Students may graduate with solid electrical engineering fundamentals, yet never study the real-world operation of a national grid or the complexities of balancing electricity supply across interconnected networks.

This gap becomes more visible once graduates enter the workforce. Many young engineers working in utilities or renewable energy companies encounter grid integration challenges long before they have been formally trained to manage them.

The second challenge lies within the institutions that traditionally train these professionals: national electricity utilities. Utilities across Africa operate under difficult financial conditions. Tariffs are often politically sensitive, infrastructure investment is constrained, and training budgets are frequently limited.

The World Bank has repeatedly emphasised that strengthening institutional capacity within utilities is essential for improving electricity sector performance across the continent. Without strong utilities, the pipeline of experienced grid professionals weakens.

The third factor is mobility. Highly trained power system engineers are highly mobile globally. As electricity systems expand in Europe, the Middle East and North America, demand for experienced grid specialists continues to grow. Many African engineers migrate to markets with greater infrastructure investment and professional opportunities.

The result is a persistent paradox: Africa urgently needs grid expertise just as global demand for those skills is rising. Yet this challenge also presents an opportunity for young professionals.

Students who want to position themselves for the future energy system can begin by building power system literacy alongside their engineering degrees. Courses in power system analysis, grid modelling, transmission planning and electricity markets are increasingly available through international universities and professional platforms.

Programmes offered by institutions such as IRENA and global engineering associations provide exposure to emerging grid technologies and renewable integration practices. Also, professional software tools such as PSS/E, DIgSILENT PowerFactory and grid simulation platforms are becoming core competencies for modern grid engineers.

Learning these tools early can significantly improve career prospects. In other words, the grid skills gap is not only a challenge but also a career opportunity waiting to be seized.

Conclusion: the engineers of the transition

Africa’s energy future is frequently described using numbers: megawatts and gigawatts of solar capacity, hydro power potential across major river basins, and wind resources stretching across coastal regions and deserts.

These figures are important, as they shape investment decisions and policy discussions, and help governments articulate ambitious energy strategies.

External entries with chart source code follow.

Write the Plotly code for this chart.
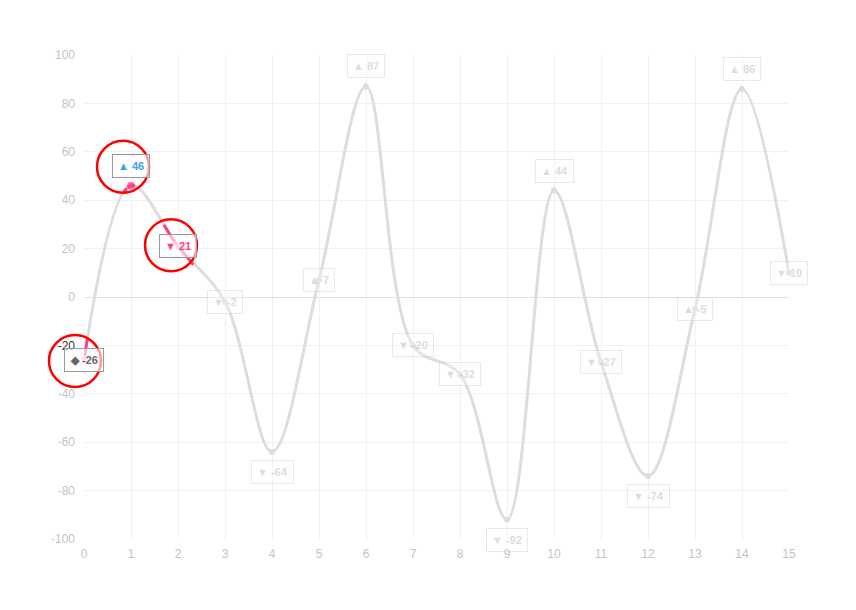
"""Linha suavizada com rótulos de variação e três pontos destacados."""

import plotly.graph_objects as go

# dados do gráfico
x_vals = list(range(16))
y_vals = [-26, 46, 21, -2, -64, 7, 87, -20, -32, -92, 44, -27, -74, -5, 86, 10]
x_ticks = list(range(16))
y_ticks = [-100, -80, -60, -40, -20, 0, 20, 40, 60, 80, 100]
highlighted = [0, 1, 2]          # pontos em destaque (círculos vermelhos)
highlight_text = {0: "#666666", 1: "#36a2eb", 2: "#ff3d88"}

X_RANGE = [0, 15]
Y_RANGE = [-100, 100]

GRAY_LINE = "#dddddd"
PINK = "#ff3d88"
LIGHT_PINK = "#ffb6cf"
FONT = "Liberation Sans, Arial, sans-serif"


def _label(i: int) -> tuple[str, int]:
    """Texto do rótulo (seta de variação) e deslocamento vertical em px."""
    v = y_vals[i]
    if i == 0:
        return f"◆ {v}", 0
    arrow = "▲" if v > y_vals[i - 1] else "▼"
    if 0 < i < len(y_vals) - 1:
        prev_v, next_v = y_vals[i - 1], y_vals[i + 1]
        if v > prev_v and v > next_v:
            return f"{arrow} {v}", 20
        if v < prev_v and v < next_v:
            return f"{arrow} {v}", -20
    return f"{arrow} {v}", 0


fig = go.Figure()

# linha principal cinza
fig.add_trace(go.Scatter(
    x=x_vals, y=y_vals, mode="lines+markers", line_shape="spline",
    line=dict(color=GRAY_LINE, width=3),
    marker=dict(color=GRAY_LINE, size=6),
    cliponaxis=False, hoverinfo="skip", showlegend=False,
))

# trechos rosa em volta dos pontos destacados (mesma spline, tracejada)
sub = highlighted + [highlighted[-1] + 1]
fig.add_trace(go.Scatter(
    x=[x_vals[i] for i in sub], y=[y_vals[i] for i in sub],
    mode="lines", line_shape="spline",
    line=dict(color=PINK, width=3, dash="22px,150px,16px,48px,50px,2000px"),
    hoverinfo="skip", showlegend=False,
))
fig.add_trace(go.Scatter(
    x=[x_vals[i] for i in highlighted], y=[y_vals[i] for i in highlighted],
    mode="markers",
    marker=dict(color=[LIGHT_PINK, PINK, LIGHT_PINK], size=[8, 9, 8]),
    cliponaxis=False, hoverinfo="skip", showlegend=False,
))

for i in x_vals:
    text, yshift = _label(i)
    hl = i in highlighted
    fig.add_annotation(
        x=x_vals[i], y=y_vals[i], text=f"<b>{text}</b>", showarrow=False,
        yshift=yshift, bgcolor="rgba(255,255,255,0.6)",
        bordercolor="#9a9a9a" if hl else "#d0d0d0", borderwidth=1, borderpad=5,
        font=dict(family=FONT, size=11, color=highlight_text.get(i, "#b5b5b5")),
        opacity=1.0 if hl else 0.45,
    )

# círculos vermelhos em volta dos rótulos destacados (em coordenadas de papel,
# para não serem cortados pela área do gráfico)
circle_offsets = {0: (-9, -1), 1: (-8, 19), 2: (-7, 1)}
for i in highlighted:
    dx, dy = circle_offsets[i]
    fig.add_shape(
        type="circle", xref="paper", yref="paper",
        xsizemode="pixel", ysizemode="pixel",
        xanchor=(x_vals[i] - X_RANGE[0]) / (X_RANGE[1] - X_RANGE[0]),
        yanchor=(y_vals[i] - Y_RANGE[0]) / (Y_RANGE[1] - Y_RANGE[0]),
        x0=dx - 26, x1=dx + 26, y0=dy - 26, y1=dy + 26,
        line=dict(color="#ff0000", width=2.5),
    )

y_ticktext = [
    f'<span style="color:#333333">{t}</span>' if t == -20 else str(t) for t in y_ticks
]

fig.update_layout(
    width=848, height=602, margin=dict(l=76, r=67, t=47, b=71),
    paper_bgcolor="white", plot_bgcolor="white",
    font=dict(family=FONT, size=12, color="#c4c4c4"),
    xaxis=dict(range=X_RANGE, tickvals=x_ticks, showgrid=True, gridcolor="#f1f1f1",
               zeroline=False, showline=False, ticks="", ticklabelstandoff=6),
    yaxis=dict(range=Y_RANGE, tickvals=y_ticks, ticktext=y_ticktext,
               showgrid=True, gridcolor="#f1f1f1", zeroline=True,
               zerolinecolor="#e2e2e2", zerolinewidth=1, showline=False, ticks="",
               ticklabelstandoff=8),
)

fig.write_html("out.html")
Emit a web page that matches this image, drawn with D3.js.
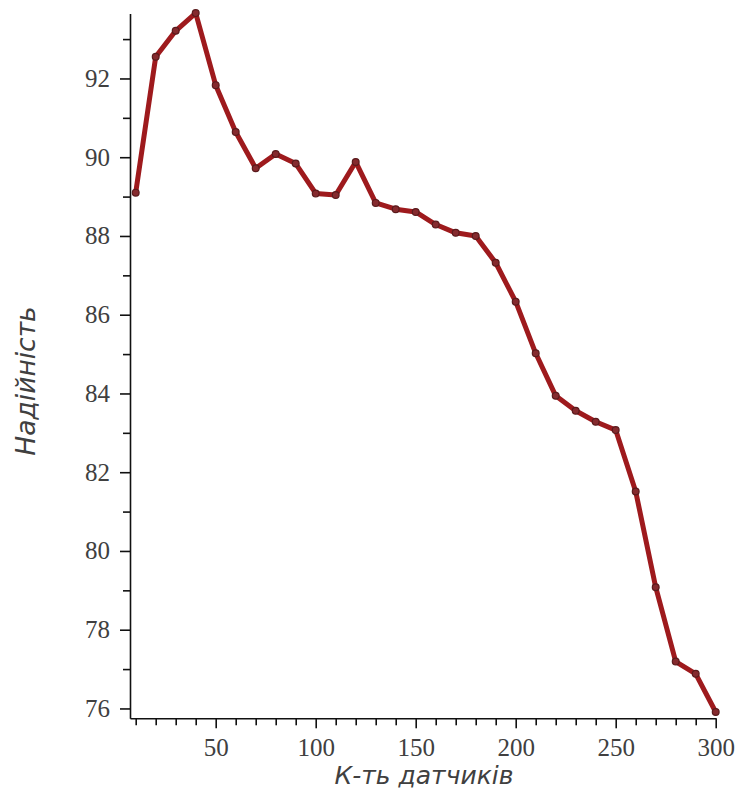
<!DOCTYPE html>
<html>
<head>
<meta charset="utf-8">
<script src="https://cdn.jsdelivr.net/npm/d3@7"></script>
<style>
  html, body { margin: 0; padding: 0; background: #fff; }
  svg { display: block; }
</style>
</head>
<body>
<svg id="chart" width="736" height="789"></svg>
<script>
// Number of sensors
const sensors = [10, 20, 30, 40, 50, 60, 70, 80, 90, 100,
                 110, 120, 130, 140, 150, 160, 170, 180, 190, 200,
                 210, 220, 230, 240, 250, 260, 270, 280, 290, 300];
// Reliability
const reliability = [89.10, 92.55, 93.21, 93.66, 91.83, 90.64, 89.72, 90.08, 89.84, 89.08,
                     89.04, 89.88, 88.84, 88.68, 88.61, 88.29, 88.08, 88.00, 87.32, 86.33,
                     85.02, 83.94, 83.56, 83.28, 83.07, 81.51, 79.08, 77.19, 76.88, 75.91];

const xMajorTicks = [50, 100, 150, 200, 250, 300];
const xMinorTicks = d3.range(10, 300, 10).filter(v => v % 50 !== 0);
const yMajorTicks = [76, 78, 80, 82, 84, 86, 88, 90, 92];
const yMinorTicks = [77, 79, 81, 83, 85, 87, 89, 91, 93];

const xTitle = "К-ть датчиків";
const yTitle = "Надійність";

const svg = d3.select("#chart");

const x = d3.scaleLinear().domain([7.15, 300]).range([130, 715.7]);
const y = d3.scaleLinear().domain([75.75, 93.65]).range([718.3, 13.5]);

const tickFont = "'Liberation Serif', 'Times New Roman', serif";
const titleFont = "'DejaVu Sans', Verdana, sans-serif";
const inkColor = "#111";
const textColor = "#404040";

// X axis: labelled major ticks plus short minor ticks
const xAxis = svg.append("g").attr("transform", `translate(0,${y.range()[0]})`);
xAxis.call(d3.axisBottom(x).tickValues(xMajorTicks).tickSize(10).tickPadding(10).tickSizeOuter(0))
  .call(g => g.select(".domain").attr("stroke", inkColor).attr("stroke-width", 1.6))
  .call(g => g.selectAll(".tick line").attr("stroke", inkColor).attr("stroke-width", 1.6))
  .call(g => g.selectAll(".tick text")
    .attr("font-family", tickFont).attr("font-size", 25).attr("fill", textColor));
xAxis.append("g").call(d3.axisBottom(x).tickValues(xMinorTicks).tickSize(7).tickFormat("").tickSizeOuter(0))
  .call(g => g.select(".domain").remove())
  .call(g => g.selectAll(".tick line").attr("stroke", inkColor).attr("stroke-width", 1.6));

// Y axis
const yAxis = svg.append("g").attr("transform", `translate(${x.range()[0]},0)`);
yAxis.call(d3.axisLeft(y).tickValues(yMajorTicks).tickSize(10).tickPadding(10).tickSizeOuter(0))
  .call(g => g.select(".domain").attr("stroke", inkColor).attr("stroke-width", 1.6))
  .call(g => g.selectAll(".tick line").attr("stroke", inkColor).attr("stroke-width", 1.6))
  .call(g => g.selectAll(".tick text")
    .attr("font-family", tickFont).attr("font-size", 25).attr("fill", textColor));
yAxis.append("g").call(d3.axisLeft(y).tickValues(yMinorTicks).tickSize(7).tickFormat("").tickSizeOuter(0))
  .call(g => g.select(".domain").remove())
  .call(g => g.selectAll(".tick line").attr("stroke", inkColor).attr("stroke-width", 1.6));

// Axis titles
svg.append("text")
  .attr("x", 424).attr("y", 784)
  .attr("text-anchor", "middle")
  .attr("font-family", titleFont).attr("font-style", "italic")
  .attr("font-size", 25).attr("fill", textColor)
  .text(xTitle);

svg.append("text")
  .attr("transform", "translate(35,381) rotate(-90)")
  .attr("text-anchor", "middle")
  .attr("font-family", titleFont).attr("font-style", "italic")
  .attr("font-size", 26.5).attr("fill", textColor)
  .text(yTitle);

// Reliability curve
const points = sensors.map((s, i) => [s, reliability[i]]);
const line = d3.line().x(d => x(d[0])).y(d => y(d[1]));

svg.append("path")
  .datum(points)
  .attr("d", line)
  .attr("fill", "none")
  .attr("stroke", "#9e1a1d")
  .attr("stroke-width", 5)
  .attr("stroke-linejoin", "round")
  .attr("stroke-linecap", "round");

svg.append("g").selectAll("circle")
  .data(points)
  .join("circle")
  .attr("cx", d => x(d[0]))
  .attr("cy", d => y(d[1]))
  .attr("r", 3.4)
  .attr("fill", "#852a2e")
  .attr("stroke", "#5a1a1c")
  .attr("stroke-width", 1.2);
</script>
</body>
</html>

But numbers alone don't build electricity systems. People do.

Behind every functioning grid is a community of professionals who understand how electricity behaves under pressure. Engineers who design networks capable of absorbing future demand, operators who respond instantly to system disturbances, and dispatch planners who coordinate generation across entire regions.

These professionals rarely appear in energy transition narratives. Their work happens in control rooms, engineering offices and planning departments far from the spotlight. Yet they are the people who ensure electricity systems function day after day.

For students and young professionals across Africa, this reality should be encouraging. The global energy transition is creating demand not only for solar developers and renewable investors, but for power system specialists who can design, operate and manage modern electricity networks.

Those who invest in these skills today, studying grid modelling, power system stability, transmission planning and renewable integration, will find themselves at the centre of one of the most important infrastructure transformations of our time.

Africa’s energy transition will ultimately be measured in megawatts, but it will be delivered by engineers. And the next generation of transmission planners, grid operators and system designers may well determine how quickly the continent’s electricity future becomes reality.